*STORED DATA*.
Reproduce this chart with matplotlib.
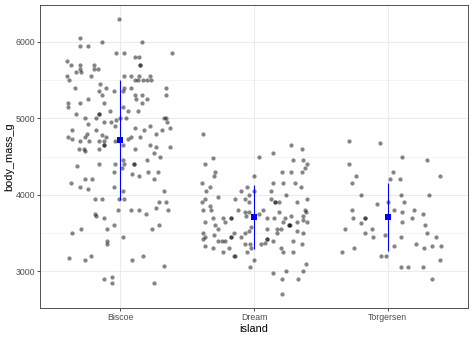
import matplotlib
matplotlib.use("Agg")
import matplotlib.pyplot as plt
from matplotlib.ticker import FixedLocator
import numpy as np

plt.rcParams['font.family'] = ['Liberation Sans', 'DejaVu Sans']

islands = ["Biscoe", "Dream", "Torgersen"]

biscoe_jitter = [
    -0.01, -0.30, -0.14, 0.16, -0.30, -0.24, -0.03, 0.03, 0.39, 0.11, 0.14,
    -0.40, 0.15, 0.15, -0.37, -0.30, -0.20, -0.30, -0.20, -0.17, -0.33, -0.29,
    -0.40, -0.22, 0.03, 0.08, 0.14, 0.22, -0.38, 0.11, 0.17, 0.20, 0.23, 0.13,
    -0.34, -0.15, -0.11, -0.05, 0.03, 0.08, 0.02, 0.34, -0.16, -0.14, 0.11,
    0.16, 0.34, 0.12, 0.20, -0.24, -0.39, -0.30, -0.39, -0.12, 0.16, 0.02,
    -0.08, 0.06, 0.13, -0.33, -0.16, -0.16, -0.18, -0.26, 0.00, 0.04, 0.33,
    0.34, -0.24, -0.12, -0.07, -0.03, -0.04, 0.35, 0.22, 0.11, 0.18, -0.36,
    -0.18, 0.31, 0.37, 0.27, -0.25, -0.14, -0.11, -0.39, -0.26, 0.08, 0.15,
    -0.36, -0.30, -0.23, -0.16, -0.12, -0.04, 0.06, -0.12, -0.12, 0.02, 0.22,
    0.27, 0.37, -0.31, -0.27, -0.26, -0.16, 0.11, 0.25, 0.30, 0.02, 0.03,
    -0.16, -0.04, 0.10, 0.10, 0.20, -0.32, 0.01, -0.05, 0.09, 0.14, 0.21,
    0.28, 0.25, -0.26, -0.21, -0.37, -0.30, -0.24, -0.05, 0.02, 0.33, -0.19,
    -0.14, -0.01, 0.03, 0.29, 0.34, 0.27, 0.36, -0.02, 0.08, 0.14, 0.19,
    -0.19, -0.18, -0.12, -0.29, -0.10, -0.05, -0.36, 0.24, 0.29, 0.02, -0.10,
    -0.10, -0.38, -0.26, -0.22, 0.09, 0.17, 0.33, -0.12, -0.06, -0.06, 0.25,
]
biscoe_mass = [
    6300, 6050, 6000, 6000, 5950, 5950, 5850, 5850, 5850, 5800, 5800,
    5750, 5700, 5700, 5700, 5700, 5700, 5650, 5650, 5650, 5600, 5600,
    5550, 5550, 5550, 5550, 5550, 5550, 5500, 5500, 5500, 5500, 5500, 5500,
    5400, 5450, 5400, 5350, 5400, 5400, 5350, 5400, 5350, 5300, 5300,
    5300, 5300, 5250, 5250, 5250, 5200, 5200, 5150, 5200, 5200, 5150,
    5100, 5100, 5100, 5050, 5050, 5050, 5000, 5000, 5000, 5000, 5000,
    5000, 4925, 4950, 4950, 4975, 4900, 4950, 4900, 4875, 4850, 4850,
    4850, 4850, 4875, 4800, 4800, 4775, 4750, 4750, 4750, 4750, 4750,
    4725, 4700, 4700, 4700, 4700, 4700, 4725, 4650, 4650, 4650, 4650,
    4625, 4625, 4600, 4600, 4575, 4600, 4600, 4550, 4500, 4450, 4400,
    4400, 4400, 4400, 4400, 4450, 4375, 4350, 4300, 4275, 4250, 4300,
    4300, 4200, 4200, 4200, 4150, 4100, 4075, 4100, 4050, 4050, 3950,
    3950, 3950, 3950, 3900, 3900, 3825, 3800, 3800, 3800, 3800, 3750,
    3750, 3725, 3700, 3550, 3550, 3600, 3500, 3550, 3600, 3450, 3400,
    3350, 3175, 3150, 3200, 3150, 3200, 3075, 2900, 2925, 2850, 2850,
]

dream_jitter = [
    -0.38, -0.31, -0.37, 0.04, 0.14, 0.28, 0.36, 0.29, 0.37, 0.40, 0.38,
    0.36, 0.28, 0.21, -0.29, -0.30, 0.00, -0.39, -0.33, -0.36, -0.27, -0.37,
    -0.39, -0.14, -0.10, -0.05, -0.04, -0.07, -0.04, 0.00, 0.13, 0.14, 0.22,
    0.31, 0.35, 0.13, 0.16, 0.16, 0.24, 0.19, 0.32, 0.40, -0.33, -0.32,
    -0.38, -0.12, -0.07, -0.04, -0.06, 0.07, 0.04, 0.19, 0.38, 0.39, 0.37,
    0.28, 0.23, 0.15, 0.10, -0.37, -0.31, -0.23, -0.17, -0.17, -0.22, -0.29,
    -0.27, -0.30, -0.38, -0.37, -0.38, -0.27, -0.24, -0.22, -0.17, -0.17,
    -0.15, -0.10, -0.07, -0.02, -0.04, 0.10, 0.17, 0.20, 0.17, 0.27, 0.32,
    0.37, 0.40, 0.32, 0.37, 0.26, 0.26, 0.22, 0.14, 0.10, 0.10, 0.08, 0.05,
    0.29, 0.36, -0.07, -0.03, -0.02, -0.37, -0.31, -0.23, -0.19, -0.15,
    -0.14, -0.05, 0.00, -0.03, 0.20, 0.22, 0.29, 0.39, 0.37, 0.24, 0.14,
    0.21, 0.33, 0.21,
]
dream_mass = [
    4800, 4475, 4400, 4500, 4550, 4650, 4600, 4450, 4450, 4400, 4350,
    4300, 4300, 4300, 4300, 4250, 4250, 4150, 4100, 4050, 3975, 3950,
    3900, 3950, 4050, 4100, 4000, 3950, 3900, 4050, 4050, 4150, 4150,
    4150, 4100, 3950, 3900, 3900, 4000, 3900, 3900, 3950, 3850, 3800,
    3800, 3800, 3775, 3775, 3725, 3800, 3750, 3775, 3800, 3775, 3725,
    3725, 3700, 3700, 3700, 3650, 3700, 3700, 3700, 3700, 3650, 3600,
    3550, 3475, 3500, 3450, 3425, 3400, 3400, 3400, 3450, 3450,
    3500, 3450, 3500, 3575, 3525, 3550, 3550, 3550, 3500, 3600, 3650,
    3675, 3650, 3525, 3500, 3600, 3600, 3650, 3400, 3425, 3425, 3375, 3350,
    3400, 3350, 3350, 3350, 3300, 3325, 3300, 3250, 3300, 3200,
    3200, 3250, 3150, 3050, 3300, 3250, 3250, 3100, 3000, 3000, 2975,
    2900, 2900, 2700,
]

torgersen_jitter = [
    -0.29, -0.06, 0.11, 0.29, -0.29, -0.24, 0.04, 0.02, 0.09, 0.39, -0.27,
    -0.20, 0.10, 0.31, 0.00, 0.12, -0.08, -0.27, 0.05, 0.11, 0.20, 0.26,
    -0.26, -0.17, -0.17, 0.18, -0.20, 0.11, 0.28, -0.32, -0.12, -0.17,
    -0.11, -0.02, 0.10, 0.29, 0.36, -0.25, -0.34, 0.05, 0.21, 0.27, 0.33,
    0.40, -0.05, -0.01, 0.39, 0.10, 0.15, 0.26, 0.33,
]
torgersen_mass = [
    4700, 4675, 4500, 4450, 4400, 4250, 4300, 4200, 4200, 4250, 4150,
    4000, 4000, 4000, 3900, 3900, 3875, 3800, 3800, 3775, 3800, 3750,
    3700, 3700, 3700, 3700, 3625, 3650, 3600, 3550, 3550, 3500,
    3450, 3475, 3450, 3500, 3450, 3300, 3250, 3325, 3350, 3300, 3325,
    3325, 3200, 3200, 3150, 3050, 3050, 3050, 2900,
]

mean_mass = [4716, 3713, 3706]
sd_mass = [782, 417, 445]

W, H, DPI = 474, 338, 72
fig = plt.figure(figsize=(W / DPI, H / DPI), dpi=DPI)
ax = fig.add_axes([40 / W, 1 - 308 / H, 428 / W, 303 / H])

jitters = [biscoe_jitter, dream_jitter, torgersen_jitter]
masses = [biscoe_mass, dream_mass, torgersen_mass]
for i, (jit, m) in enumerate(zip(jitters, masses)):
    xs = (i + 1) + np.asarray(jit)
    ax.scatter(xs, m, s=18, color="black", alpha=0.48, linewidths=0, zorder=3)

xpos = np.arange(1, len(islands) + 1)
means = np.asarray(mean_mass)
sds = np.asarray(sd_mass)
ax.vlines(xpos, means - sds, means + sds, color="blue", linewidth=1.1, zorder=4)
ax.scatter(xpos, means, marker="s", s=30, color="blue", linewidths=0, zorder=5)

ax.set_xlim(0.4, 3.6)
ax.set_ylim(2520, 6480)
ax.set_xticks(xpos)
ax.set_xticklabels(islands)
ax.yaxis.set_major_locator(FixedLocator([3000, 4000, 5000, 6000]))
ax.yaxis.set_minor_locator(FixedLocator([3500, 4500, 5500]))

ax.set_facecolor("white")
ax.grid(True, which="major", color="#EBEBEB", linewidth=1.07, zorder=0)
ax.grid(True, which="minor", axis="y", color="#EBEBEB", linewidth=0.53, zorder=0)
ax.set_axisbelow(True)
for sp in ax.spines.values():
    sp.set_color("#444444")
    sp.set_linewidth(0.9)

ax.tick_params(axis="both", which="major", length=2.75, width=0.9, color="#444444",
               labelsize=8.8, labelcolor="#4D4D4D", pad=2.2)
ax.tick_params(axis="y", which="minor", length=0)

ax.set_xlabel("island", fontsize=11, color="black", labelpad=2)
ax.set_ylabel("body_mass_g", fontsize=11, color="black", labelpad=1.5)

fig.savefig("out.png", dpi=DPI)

*OBJECTIVE*.
Select every line in the material above where the string "matplotlib" occurs, and copy it.

*RESPONSE TO THIS TASK*.
Reproduce this chart with matplotlib.
import matplotlib
matplotlib.use("Agg")
import matplotlib.pyplot as plt
from matplotlib.ticker import FixedLocator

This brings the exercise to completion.